Mount Senario College
- Type: Private
- Active: 1930–2002
- Location: 1500 W College Ave Ladysmith, Wisconsin 54848, Ladysmith, Wisconsin, United States 45°27′20.5″N 91°07′12.0″W﻿ / ﻿45.455694°N 91.120000°W
- Campus: Rural;
- Colors: Blue and Gold
- Nickname: Fighting Saints

= Mount Senario College =

Private college in Ladysmith, Wisconsin, US

Mount Senario College (MSC or Mt. Senario) was a private non-profit college located in Ladysmith, Wisconsin, in the Diocese of Superior.

==History==

===Early history===
The College began in 1930, when summer extension courses were conducted in Ladysmith for the Servants of Mary (Servite Sisters) by Eau Claire State Teachers College (now University of Wisconsin–Eau Claire). In 1952, courses were expanded to a junior college affiliated with the College of St. Scholastica.

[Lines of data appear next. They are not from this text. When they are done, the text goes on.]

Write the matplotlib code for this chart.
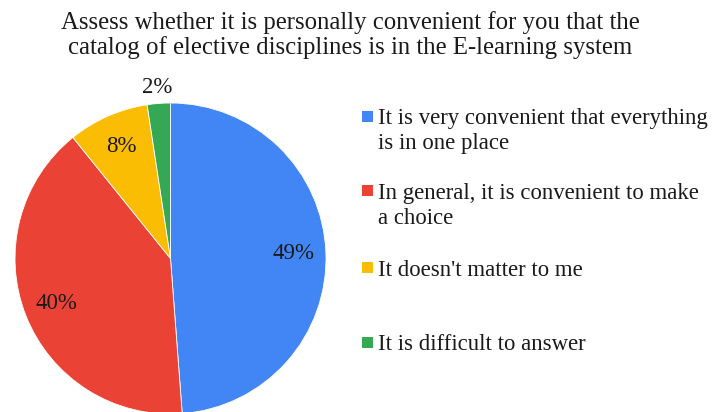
import matplotlib
matplotlib.use("Agg")
import matplotlib.pyplot as plt
from matplotlib.patches import Rectangle
import numpy as np

# survey answers (share of respondents, %)
labels = [
    "It is very convenient that everything\nis in one place",
    "In general, it is convenient to make\na choice",
    "It doesn't matter to me",
    "It is difficult to answer",
]
shares = [48.8, 40.4, 8.4, 2.4]
colors = ["#4285F4", "#EA4335", "#FBBC04", "#34A853"]
title = ("Assess whether it is personally convenient for you that the\n"
         "catalog of elective disciplines is in the E-learning system")

plt.rcParams['font.family'] = ['Liberation Serif', 'DejaVu Serif']
txt_col = "#1a1a1a"

W, H = 714, 412
fig = plt.figure(figsize=(W / 100, H / 100), dpi=100)

# pie area: centre (170.5, 258.5) px from top-left, radius 155.5 px
cx, cy, r = 170.5, 258.5, 155.5
ax = fig.add_axes([(cx - r) / W, (H - cy - r) / H, 2 * r / W, 2 * r / H])
wedges, texts, autotexts = ax.pie(
    shares, colors=colors, startangle=90, counterclock=False,
    autopct="%.0f%%", pctdistance=0.79,
    wedgeprops=dict(edgecolor="white", linewidth=0.6),
    textprops=dict(fontsize=16.5, color=txt_col))
ax.set_xlim(-1, 1)
ax.set_ylim(-1, 1)
ax.set_aspect("equal")

# the small slice gets its label outside the pie
w = wedges[-1]
ang = np.deg2rad((w.theta1 + w.theta2) / 2)
autotexts[-1].set_position((1.1 * np.cos(ang), 1.1 * np.sin(ang)))

fig.text(350 / W, 1 - 11 / H, title, ha="center", va="top",
         fontsize=17.8, linespacing=1.12, color=txt_col)

# legend, square handles aligned with the first line of each label
leg_y = [116, 191, 267.5, 342.5]
for lab, col, y in zip(labels, colors, leg_y):
    fig.add_artist(Rectangle((362 / W, (H - y - 5.5) / H), 11 / W, 11 / H,
                             transform=fig.transFigure, color=col, lw=0))
    fig.text(378 / W, (H - y + 8) / H, lab, ha="left", va="top",
             fontsize=16.4, linespacing=1.25, color=txt_col)

fig.savefig("out.png", dpi=100)
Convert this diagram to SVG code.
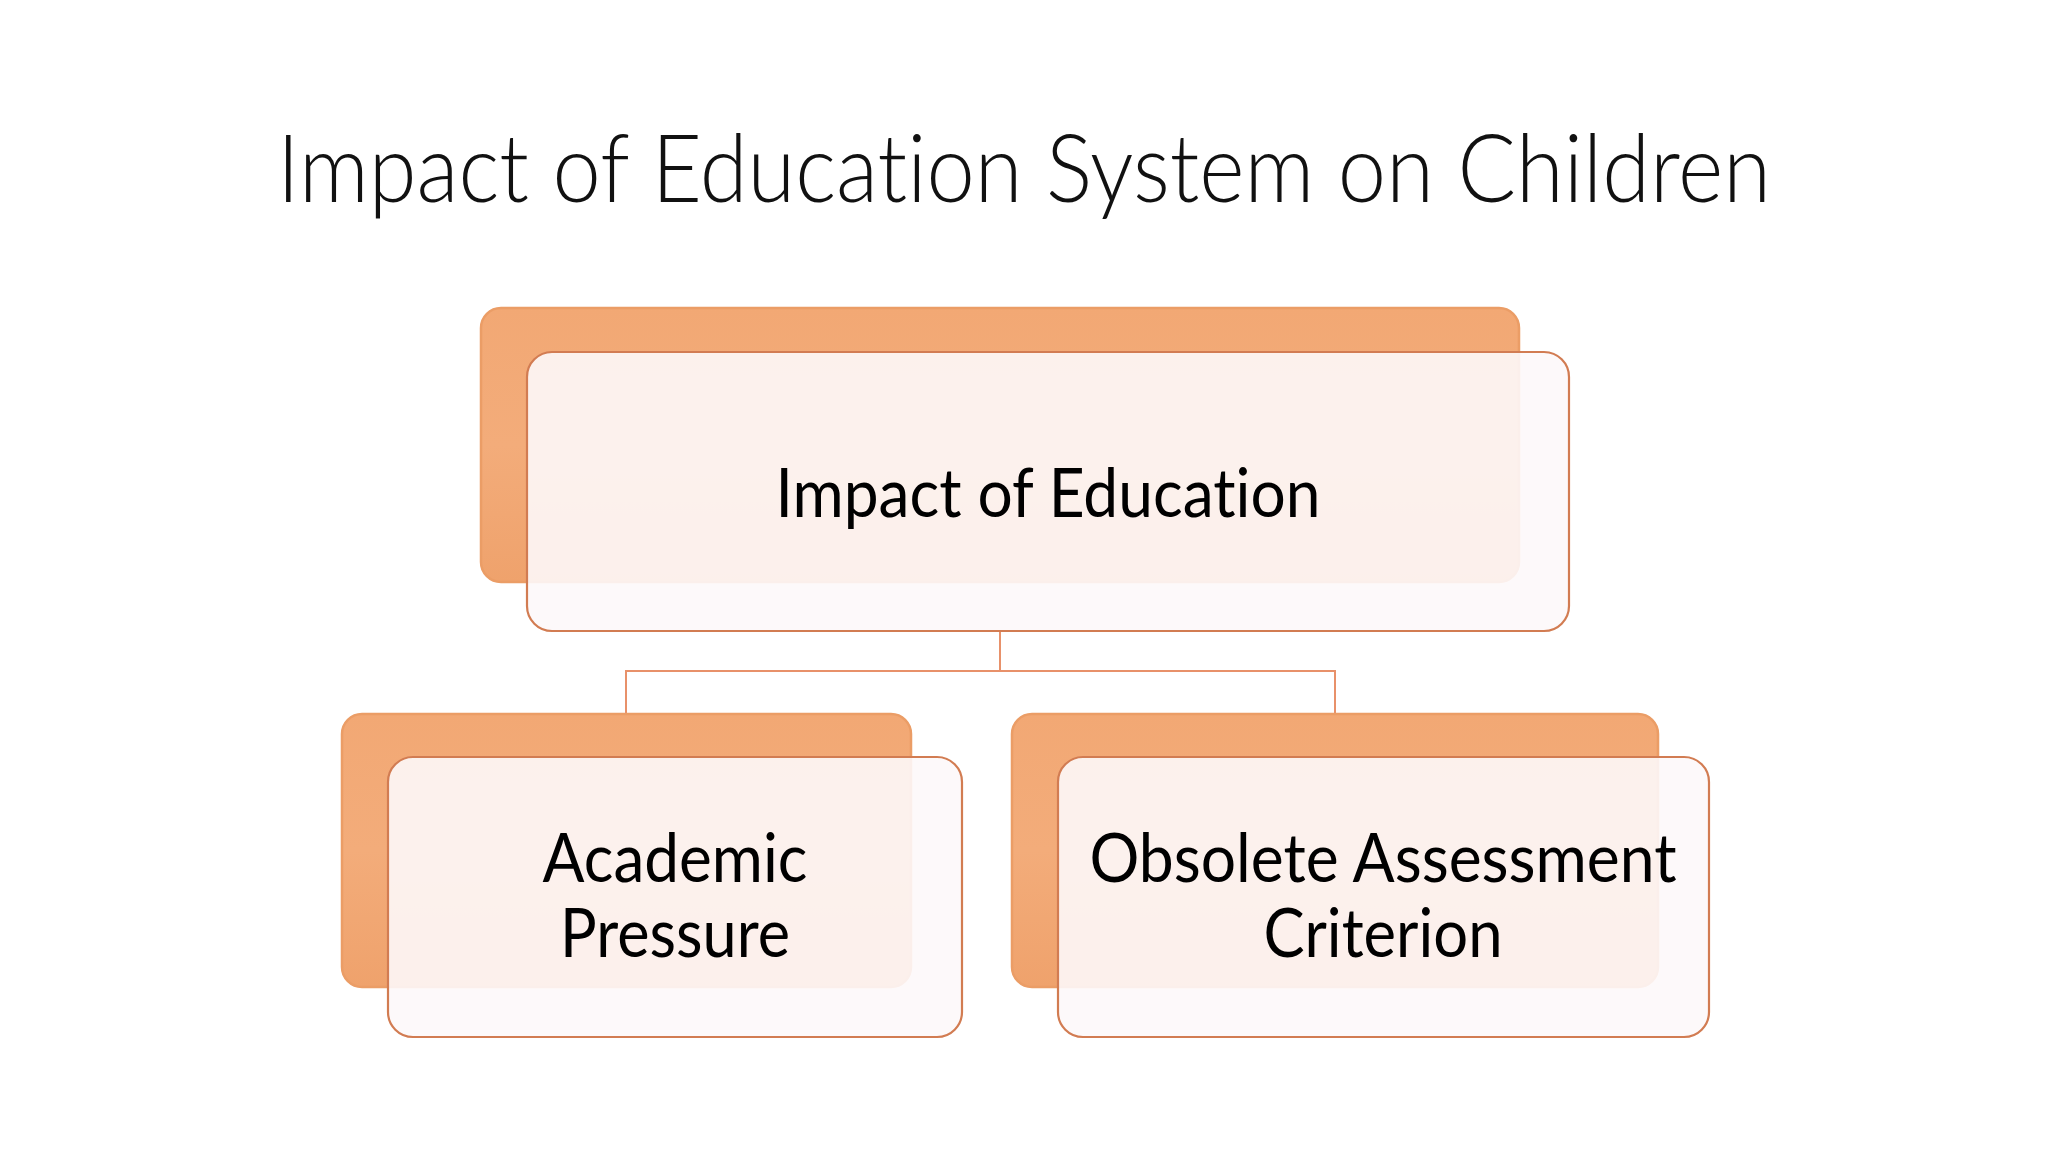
<svg xmlns="http://www.w3.org/2000/svg" width="2048" height="1152" viewBox="0 0 2048 1152">
  <defs>
    <linearGradient id="backGrad" x1="0" y1="0" x2="0" y2="1">
      <stop offset="0" stop-color="#F2A874"/>
      <stop offset="0.5" stop-color="#F3AC7A"/>
      <stop offset="1" stop-color="#EFA26C"/>
    </linearGradient>
    <style>
      .back { fill: url(#backGrad); stroke: #EB9D66; stroke-width: 2.5; }
      .front { fill: #FDF8FA; fill-opacity: 0.9; stroke: #D27C52; stroke-width: 2.2; }
      .conn { fill: none; stroke: #E8916A; stroke-width: 2; }
      .title { font-family: Lato, "Open Sans", "Liberation Sans", sans-serif; font-weight: 300; font-size: 94px; fill: #111111; font-variant-ligatures: none; font-feature-settings: "liga" 0, "dlig" 0, "clig" 0; }
      .label { font-family: Lato, "Open Sans", "Liberation Sans", sans-serif; font-size: 67px; fill: #000000; text-anchor: middle; font-variant-ligatures: none; font-feature-settings: "liga" 0, "dlig" 0, "clig" 0; }
    </style>
  </defs>
  <rect x="0" y="0" width="2048" height="1152" fill="#FFFFFF"/>

  <text class="title" x="277" y="202" textLength="1494" lengthAdjust="spacingAndGlyphs">Impact of Education System on Children</text>

  <g id="connectors">
    <path class="conn" d="M1000 631 V671 M626 714 V671 H1335 V714"/>
  </g>

  <g id="node-impact">
    <rect class="back" x="481" y="308" width="1038" height="274" rx="20" ry="20"/>
    <rect class="front" x="527" y="352" width="1042" height="279" rx="25" ry="25"/>
    <text class="label" x="1048" y="517" textLength="545" lengthAdjust="spacingAndGlyphs">Impact of Education</text>
  </g>

  <g id="node-academic">
    <rect class="back" x="342" y="714" width="569" height="273" rx="20" ry="20"/>
    <rect class="front" x="388" y="757" width="574" height="280" rx="25" ry="25"/>
    <text class="label" x="675" y="882" textLength="265" lengthAdjust="spacingAndGlyphs">Academic</text>
    <text class="label" x="675" y="957" textLength="230" lengthAdjust="spacingAndGlyphs">Pressure</text>
  </g>

  <g id="node-obsolete">
    <rect class="back" x="1012" y="714" width="646" height="273" rx="20" ry="20"/>
    <rect class="front" x="1058" y="757" width="651" height="280" rx="25" ry="25"/>
    <text class="label" x="1383" y="882" textLength="587" lengthAdjust="spacingAndGlyphs">Obsolete Assessment</text>
    <text class="label" x="1383" y="957" textLength="239" lengthAdjust="spacingAndGlyphs">Criterion</text>
  </g>
</svg>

Ten years later, the Servants of Mary established Mount Senario College as a four-year college. Enrollment was open to the public and emphasis was placed on teacher training. The college was named after Monte Senario, the birthplace of the Servite Order, near Florence, Italy. In 1963, it received approval for certification of elementary teachers by the Wisconsin Department of Public Instruction; approval for secondary certification was received in 1965.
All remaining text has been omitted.